Frustrado com a direção conservadora da Igreja e com a falta de mudanças, o Cardeal Jorge Mario Bergoglio, então arcebispo de Buenos Aires, pede ao Papa Bento XVI autorização para se reformar em 2012. O que deveria ser um pedido simples de reforma se transforma numa conversa profunda, em que, em vez de aceitar a saída do cardeal, o Papa Bento decide confrontá-lo. Ele vê em Bergoglio o seu maior crítico e futuro sucessor, e, num momento de vulnerabilidade, decide revelar-lhe um segredo pessoal e doloroso que poderá abalar as bases da Igreja Católica, mudando para sempre a forma como ela será vista por seus fiéis.
O segredo revelado por Bento XVI está relacionado com decisões que tomara durante seu papado, que geraram controvérsias e dificuldades em sua missão de liderar a Igreja em tempos de escândalos, como os casos de abuso sexual envolvendo clérigos e a perda de confiança da população católica em várias partes do mundo. Esse momento de revelação não só marca uma mudança no rumo da Igreja, mas também o começo de uma nova relação entre os dois cardeais.
Dentro das muralhas do Vaticano, inicia-se, então, uma luta de ideias entre tradição e progresso, culpa e perdão, que coloca frente a frente os princípios rígidos do Papa Bento XVI e a visão mais aberta e reformista de Bergoglio. Embora inicialmente afastados por suas diferenças ideológicas, os dois homens começam a confrontar os dilemas de seus passados, especialmente quando se trata das suas próprias falhas e da pressão que sentem como figuras religiosas de tamanha importância.
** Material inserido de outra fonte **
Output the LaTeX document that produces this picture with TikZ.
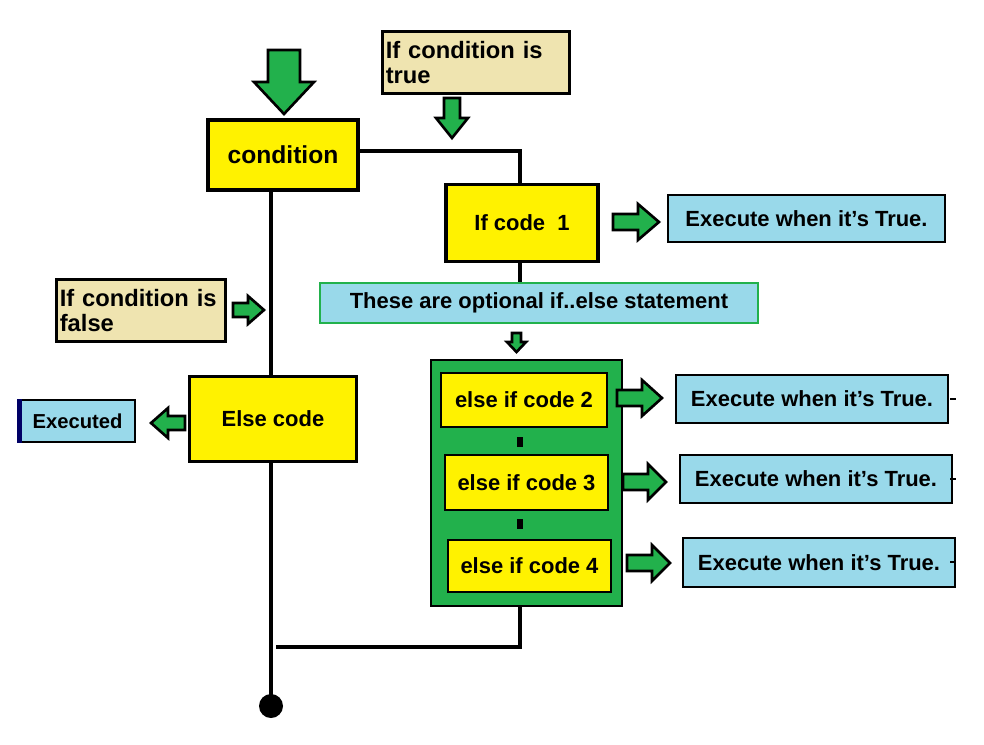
\documentclass[tikz,border=0pt]{standalone}
\usepackage{fontspec}
\setmainfont{Liberation Sans}
\usetikzlibrary{calc}
\definecolor{yel}{HTML}{FFF200}
\definecolor{tan}{HTML}{EFE4B0}
\definecolor{lb}{HTML}{99D9EA}
\definecolor{gr}{HTML}{22B14C}
\begin{document}
\begin{tikzpicture}[x=0.02cm,y=-0.02cm,
 box/.style={draw=black,line width=2.2pt,fill=yel,font=\bfseries\fontsize{12.5}{14}\selectfont},
 tanb/.style={draw=black,line width=1.5pt,fill=tan,font=\bfseries\fontsize{13.5}{14}\selectfont,align=left,anchor=north west,inner sep=2pt},
 blue/.style={draw=black,line width=1pt,fill=lb,font=\bfseries\fontsize{12.5}{14}\selectfont},
 ln/.style={line width=2.2pt},
 garrow/.style={fill=gr,draw=black,line width=1.5pt}]
\path[fill=white] (0,0) rectangle (984,744);
\node[box,font=\bfseries\fontsize{14}{15}\selectfont,minimum width=150*0.02cm,minimum height=70*0.02cm] (cond) at (283,155) {condition};
\node[box,minimum width=152*0.02cm,minimum height=77*0.02cm] (if1) at (522,223) {If code\ \ 1};
\node[box,minimum width=167*0.02cm,minimum height=85*0.02cm] (else) at (273,419) {Else code};
\node[draw=gr,line width=1.5pt,fill=lb,minimum width=438*0.02cm,minimum height=40*0.02cm,font=\bfseries\fontsize{12.5}{14}\selectfont] (opt) at (539,303) {These are optional if..else statement};
\node[draw=black,line width=1.5pt,fill=gr,minimum width=191*0.02cm,minimum height=246*0.02cm] (cont) at (526.5,483) {};
\node[box,line width=1.5pt,minimum width=166*0.02cm,minimum height=54*0.02cm] (e2) at (524,400) {else if code 2};
\node[box,line width=1.5pt,minimum width=163*0.02cm,minimum height=55*0.02cm] (e3) at (526.5,482.5) {else if code 3};
\node[box,line width=1.5pt,minimum width=163*0.02cm,minimum height=52*0.02cm] (e4) at (529.5,566) {else if code 4};
\node[tanb,text width=180*0.02cm,minimum height=62*0.02cm] (tt) at (381,30) {If condition is\\true};
\node[tanb,text width=162*0.02cm,minimum height=62*0.02cm] (tf) at (55,278) {If condition is\\false};
\node[blue,minimum width=277*0.02cm,minimum height=47*0.02cm] (x1) at (806.5,218.5) {Execute when it's True.};
\node[blue,minimum width=272*0.02cm,minimum height=48*0.02cm] (x2) at (812,399) {Execute when it's True.};
\node[blue,minimum width=272*0.02cm,minimum height=48*0.02cm] (x3) at (816,479) {Execute when it's True.};
\node[blue,minimum width=272*0.02cm,minimum height=49*0.02cm] (x4) at (819,562.5) {Execute when it's True.};
\node[draw=black,line width=0.8pt,fill=lb,minimum width=115*0.02cm,minimum height=42*0.02cm,font=\bfseries\fontsize{11.5}{13}\selectfont] (ex) at (77.5,421) {Executed};
\draw[line width=3pt,color=black!60!blue] (ex.north west) -- (ex.south west);
\coordinate (c1) at (520,151);
\coordinate (bot) at (271,706);
\coordinate (j1) at (520,647);
\coordinate (j2) at (276,647);
\draw[ln] (cond.east|-c1) -- (c1) -- (c1|-if1.north);
\draw[ln] (if1.south-|c1) -- (c1|-opt.north);
\draw[ln] (271,190) -- (271,377);
\draw[ln] (271,462) -- (bot);
\draw[ln] (c1|-cont.south) -- (j1) -- (j2);
\fill (bot) circle (12);
\draw[line width=3pt] (520,437) -- (520,447) (520,519) -- (520,529);
\foreach \y in {399,479,562}{\draw[line width=1pt] (950,\y) -- (956,\y);}
\draw[garrow] (268,50)--(300,50)--(300,82)--(314,82)--(284,114)--(254,82)--(268,82)--cycle;
\draw[garrow] (444,98)--(460,98)--(460,118)--(468,118)--(452,138)--(436,118)--(444,118)--cycle;
\draw[garrow] (512,333)--(521,333)--(521,342)--(526,342)--(516.5,352)--(507,342)--(512,342)--cycle;
\newcommand\rarrow[3]{\draw[garrow] (#1,#2-8)--(#1+25,#2-8)--(#1+25,#2-18)--(#1+#3,#2)--(#1+25,#2+18)--(#1+25,#2+8)--(#1,#2+8)--cycle;}
\rarrow{613}{222}{46}
\rarrow{617}{398}{45}
\rarrow{623}{482}{43}
\rarrow{627}{563}{43}
\draw[garrow] (233,303)--(248,303)--(248,296)--(264,310)--(248,324)--(248,317)--(233,317)--cycle;
\draw[garrow] (185,416)--(168,416)--(168,408)--(151,423)--(168,438)--(168,430)--(185,430)--cycle;
\end{tikzpicture}
\end{document}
Ao longo de conversas tensas e reveladoras, Bergoglio e Bento XVI tentam compreender um ao outro, procurando, no fim, uma visão comum que assegure o futuro da Igreja e da fé cristã.
O filme não se limita a ser uma dramatização sobre o poder e as disputas internas no Vaticano; é também uma reflexão profunda sobre a natureza humana, a fé e o perdão. Ele mostra como, mesmo em momentos de grande crise, é possível encontrar um terreno comum entre diferentes gerações e ideologias, quando se trata de buscar o bem-estar dos milhões de fiéis que olham para o Vaticano em busca de orientação e esperança.
Na 92ª edição dos Óscares, a produção foi nomeada nas categorias de Melhor Ator (Jonathan Pryce), Melhor Ator Secundário (Anthony Hopkins) e Melhor Argumento Adaptado (Anthony McCarten).